Custom operation - problem with usage of CPUBlas functionality

Hi,
I’m working on some custom operation, which is a part of a shared library (let’s call it libxxx.so).
After browsing the torch code, I found gemm_batched function, which is perfect for my implementation.
However, I faced a couple of issues with that function.

  1. Signature from CPUBlas.h differs from CPUBlas.cpp.
    This results in undefined symbols (either at linking time when building Cpp test binary or at loading time in Python code) which cannot be found anywhere. After aligning signatures in the torch code I got myself to the 2nd issue (I guess I can also remove CPUBlas.h include and mark gemm_batched as extern).
  2. When libxxx.so gets loaded, I get the following error:
OSError: project_root/libxxx.so: undefined symbol: _ZN2at6native7cpublas12gemm_batchedIfEEvNS0_13TransposeTypeES3_llllT_PPKS4_lS7_lS4_PPS4_l

which corresponds to:

void at::native::cpublas::gemm_batched<float>(at::native::TransposeType, at::native::TransposeType, long, long, long, long, float, float const**, long, float const**, long, float, float**, long)
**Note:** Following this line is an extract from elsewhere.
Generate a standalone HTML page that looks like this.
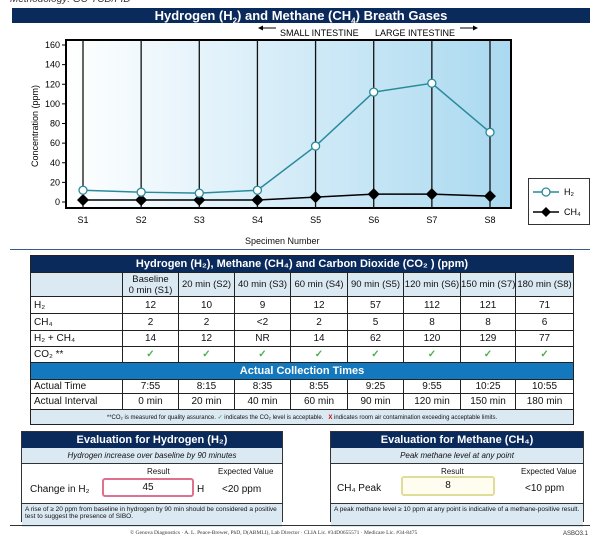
<!DOCTYPE html>
<html><head><meta charset="utf-8"><style>
body{margin:0;width:600px;height:550px;background:#fff;font-family:"Liberation Sans",sans-serif;position:relative;overflow:hidden;color:#111}
.abs{position:absolute}
.bar{background:#0b2a5c;color:#fff;font-weight:bold;text-align:center}
table{border-collapse:collapse;font-size:10px;table-layout:fixed}
td{border:1px solid #222;text-align:center;padding:0;white-space:nowrap;overflow:hidden}
.lab{text-align:left;padding-left:3px;background:#fff}
.chk{color:#4caf50;font-weight:bold}
.hd td{font-size:9.5px}
</style></head><body>
<div class="abs" style="left:10px;top:-6px;font-size:10px;font-style:italic;color:#333">Methodology: GC-TCD/FID</div>
<div class="abs bar" style="left:12px;top:8px;width:578px;height:15px;font-size:13px;line-height:15px">Hydrogen (H<sub style="font-size:8px">2</sub>) and Methane (CH<sub style="font-size:8px">4</sub>) Breath Gases</div>
<svg class="abs" style="left:0;top:0" width="600" height="250">
<defs><linearGradient id="bg" x1="0" x2="1"><stop offset="0" stop-color="#ffffff"/><stop offset="1" stop-color="#aad9f0"/></linearGradient></defs>
<g id="g"></g>
</svg>
<div class="abs" style="left:528px;top:178px;width:60px;height:45px;border:1px solid #333;background:#fff;font-size:9px">
<svg width="60" height="45"><line x1="4" y1="13" x2="30" y2="13" stroke="#2a8a9a" stroke-width="1.5"/><circle cx="17" cy="13" r="4" fill="#fff" stroke="#2a8a9a" stroke-width="1.3"/><text x="35" y="16" font-size="9" font-family="Liberation Sans">H₂</text>
<line x1="4" y1="33" x2="30" y2="33" stroke="#000" stroke-width="1.5"/><path d="M17 28 L22 33 L17 38 L12 33Z"/><text x="35" y="36" font-size="9" font-family="Liberation Sans">CH₄</text></svg></div>
<div class="abs" style="left:245px;top:236px;font-size:9px">Specimen Number</div>
<div class="abs" style="left:10px;top:249px;width:580px;height:1px;background:#3a5a8a"></div>

<table class="abs" style="left:30px;top:255px;width:543px">
<colgroup><col style="width:92px"><col style="width:56px"><col style="width:56px"><col style="width:56px"><col style="width:57px"><col style="width:56px"><col style="width:57px"><col style="width:55px"><col style="width:58px"></colgroup>
<tr style="height:17px"><td colspan="9" class="bar" style="font-size:11px">Hydrogen (H₂), Methane (CH₄) and Carbon Dioxide (CO₂ ) (ppm)</td></tr>
<tr class="hd" style="height:24px;background:#dbe9f3"><td></td><td>Baseline<br>0 min (S1)</td><td>20 min (S2)</td><td>40 min (S3)</td><td>60 min (S4)</td><td>90 min (S5)</td><td>120 min (S6)</td><td>150 min (S7)</td><td>180 min (S8)</td></tr>
<tr style="height:17px"><td class="lab">H₂</td><td>12</td><td>10</td><td>9</td><td>12</td><td>57</td><td>112</td><td>121</td><td>71</td></tr>
<tr style="height:17px"><td class="lab">CH₄</td><td>2</td><td>2</td><td>&lt;2</td><td>2</td><td>5</td><td>8</td><td>8</td><td>6</td></tr>
<tr style="height:16px"><td class="lab">H₂ + CH₄</td><td>14</td><td>12</td><td>NR</td><td>14</td><td>62</td><td>120</td><td>129</td><td>77</td></tr>
<tr style="height:16px"><td class="lab">CO₂ **</td><td class="chk">✓</td><td class="chk">✓</td><td class="chk">✓</td><td class="chk">✓</td><td class="chk">✓</td><td class="chk">✓</td><td class="chk">✓</td><td class="chk">✓</td></tr>
<tr style="height:17px"><td colspan="9" style="background:#1478be;color:#fff;font-weight:bold;font-size:11px">Actual Collection Times</td></tr>
<tr style="height:14px"><td class="lab">Actual Time</td><td>7:55</td><td>8:15</td><td>8:35</td><td>8:55</td><td>9:25</td><td>9:55</td><td>10:25</td><td>10:55</td></tr>
<tr style="height:16px"><td class="lab">Actual Interval</td><td>0 min</td><td>20 min</td><td>40 min</td><td>60 min</td><td>90 min</td><td>120 min</td><td>150 min</td><td>180 min</td></tr>
<tr style="height:15px;background:#dbe9f3"><td colspan="9" style="font-size:6px">**CO₂ is measured for quality assurance. <span class="chk">✓</span> indicates the CO₂ level is acceptable. &nbsp; <b style="color:#c00">X</b> indicates room air contamination exceeding acceptable limits.</td></tr>
</table>

<div class="abs" style="left:21px;top:431px;width:260px;height:89px;border:1px solid #333;font-size:10px">
<div class="bar" style="height:16px;line-height:16px;font-size:11px">Evaluation for Hydrogen (H₂)</div>
<div style="height:15px;line-height:15px;background:#dbe9f3;text-align:center;font-style:italic;font-size:8px;border-bottom:1px solid #333">Hydrogen increase over baseline by 90 minutes</div>
<div style="position:relative;height:39px">
<span class="abs" style="left:125px;top:3px;font-size:8px">Result</span><span class="abs" style="left:196px;top:3px;font-size:8px">Expected Value</span>
<span class="abs" style="left:8px;top:20px">Change in H₂</span>
<div class="abs" style="left:80px;top:14px;width:88px;height:15px;border:2px solid #e07090;border-radius:3px;text-align:center;line-height:15px">45</div>
<span class="abs" style="left:175px;top:20px">H</span><span class="abs" style="left:200px;top:20px">&lt;20 ppm</span></div>
<div style="background:#dbe9f3;height:19px;font-size:6.5px;padding:2px 3px;border-top:1px solid #333">A rise of ≥ 20 ppm from baseline in hydrogen by 90 min should be considered a positive test to suggest the presence of SIBO.</div></div>

<div class="abs" style="left:330px;top:431px;width:252px;height:89px;border:1px solid #333;font-size:10px">
<div class="bar" style="height:16px;line-height:16px;font-size:11px">Evaluation for Methane (CH₄)</div>
<div style="height:15px;line-height:15px;background:#dbe9f3;text-align:center;font-style:italic;font-size:8px;border-bottom:1px solid #333">Peak methane level at any point</div>
<div style="position:relative;height:39px">
<span class="abs" style="left:110px;top:3px;font-size:8px">Result</span><span class="abs" style="left:190px;top:3px;font-size:8px">Expected Value</span>
<span class="abs" style="left:6px;top:19px">CH₄ Peak</span>
<div class="abs" style="left:70px;top:12px;width:90px;height:16px;border:2px solid #e0dc9a;border-radius:3px;background:#fffdf0;text-align:center;line-height:16px">8</div>
<span class="abs" style="left:194px;top:19px">&lt;10 ppm</span></div>
<div style="background:#dbe9f3;height:19px;font-size:6.5px;padding:2px 3px;border-top:1px solid #333">A peak methane level ≥ 10 ppm at any point is indicative of a methane-positive result.</div></div>

<div class="abs" style="left:10px;top:525px;width:580px;height:1px;background:#333"></div>
<div class="abs" style="left:130px;top:530px;font-size:5.5px;font-family:'Liberation Serif',serif;color:#333">© Genova Diagnostics · A. L. Peace-Brewer, PhD, D(ABMLI), Lab Director · CLIA Lic. #34D0655571 · Medicare Lic. #34-8475</div>
<div class="abs" style="left:563px;top:531px;font-size:6px;color:#333">ASBO3.1</div>

<script>
const specimens=["S1","S2","S3","S4","S5","S6","S7","S8"];
const h2=[12,10,9,12,57,112,121,71];
const ch4=[2,2,2,2,5,8,8,6];
const yTicks=[0,20,40,60,80,100,120,140,160];
const L=66,R=511,T=40,B=208;
const x=i=>83+i*(490-83)/(specimens.length-1);
const y=v=>202-v*(202-45)/160;
const NS="http://www.w3.org/2000/svg",g=document.getElementById('g');
function mk(t,a){const e=document.createElementNS(NS,t);for(const k in a)e.setAttribute(k,a[k]);g.appendChild(e);return e;}
let e=mk('rect',{x:L,y:T,width:R-L,height:B-T,fill:'url(#bg)',stroke:'#000','stroke-width':2});

specimens.forEach((s,i)=>{
 e=mk('line',{x1:x(i),x2:x(i),y1:T,y2:B,stroke:'#111','stroke-width':1.3});
 
 e=mk('text',{x:x(i),y:223,'text-anchor':'middle','font-size':9,'font-family':'Liberation Sans'});e.textContent=s;
 
});
yTicks.forEach(v=>{
 mk('line',{x1:L-4,x2:L,y1:y(v),y2:y(v),stroke:'#000'});
 e=mk('text',{x:L-6,y:y(v)+3,'text-anchor':'end','font-size':9,'font-family':'Liberation Sans'});e.textContent=v;
 
});
e=mk('text',{x:0,y:0,transform:'translate(38,126) rotate(-90)','text-anchor':'middle','font-size':9,'font-family':'Liberation Sans'});e.textContent='Concentration (ppm)';

e=mk('polyline',{points:ch4.map((v,i)=>x(i)+','+y(v)).join(' '),fill:'none',stroke:'#000','stroke-width':1.5});

ch4.forEach((v,i)=>{e=mk('path',{d:`M${x(i)} ${y(v)-6}L${x(i)+6} ${y(v)}L${x(i)} ${y(v)+6}L${x(i)-6} ${y(v)}Z`,fill:'#000'});
 });
e=mk('polyline',{points:h2.map((v,i)=>x(i)+','+y(v)).join(' '),fill:'none',stroke:'#2a8a9a','stroke-width':1.5});

h2.forEach((v,i)=>{e=mk('circle',{cx:x(i),cy:y(v),r:4,fill:'#fff',stroke:'#2a8a9a','stroke-width':1.3});
 });
mk('line',{x1:262,x2:276,y1:28,y2:28,stroke:'#000'});mk('path',{d:'M258 28l5-2.5v5z'});
e=mk('text',{x:280,y:36,'font-size':9,'font-family':'Liberation Sans'});e.textContent='SMALL INTESTINE';

e=mk('text',{x:375,y:36,'font-size':9,'font-family':'Liberation Sans'});e.textContent='LARGE INTESTINE';

mk('line',{x1:460,x2:474,y1:28,y2:28,stroke:'#000'});mk('path',{d:'M478 28l-5-2.5v5z'});
</script>
</body></html>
This symbol indeed is marked as undefined in libxxx.so. ldd shows that libxxx.so requires libtorch_cpu.so, where mentioned symbol is present - though not found in my case.
When building Cpp test binary I get:

/usr/bin/c++ (...) libxxx.so  lib/libgtest_main.a  ../.venv/lib/python3.8/site-packages/torch/lib/libtorch.so  -Wl,--no-as-needed,"project_root/.venv/lib/python3.8/site-packages/torch/lib/libtorch_cpu.so" (...)
/usr/bin/ld: libxxx.so: undefined reference to `void at::native::cpublas::gemm_batched<float>(at::native::TransposeType, at::native::TransposeType, long, long, long, long, float, float const**, long, float const**, long, float, float**, long)'
collect2: error: ld returned 1 exit status

so similar issue, despite libtorch_cpu.so containing the required symbol is in fact linked.

More about the building:

find_package(Torch REQUIRED)
target_link_libraries(${PROJECT_NAME} PRIVATE ${TORCH_LIBRARIES})

where Torch_DIR is set to “project_root/.venv/lib/python3.8/site-packages/torch/share/cmake”

There are no issue with any other functionality from at/torch. Any ideas on how to overcome this problem?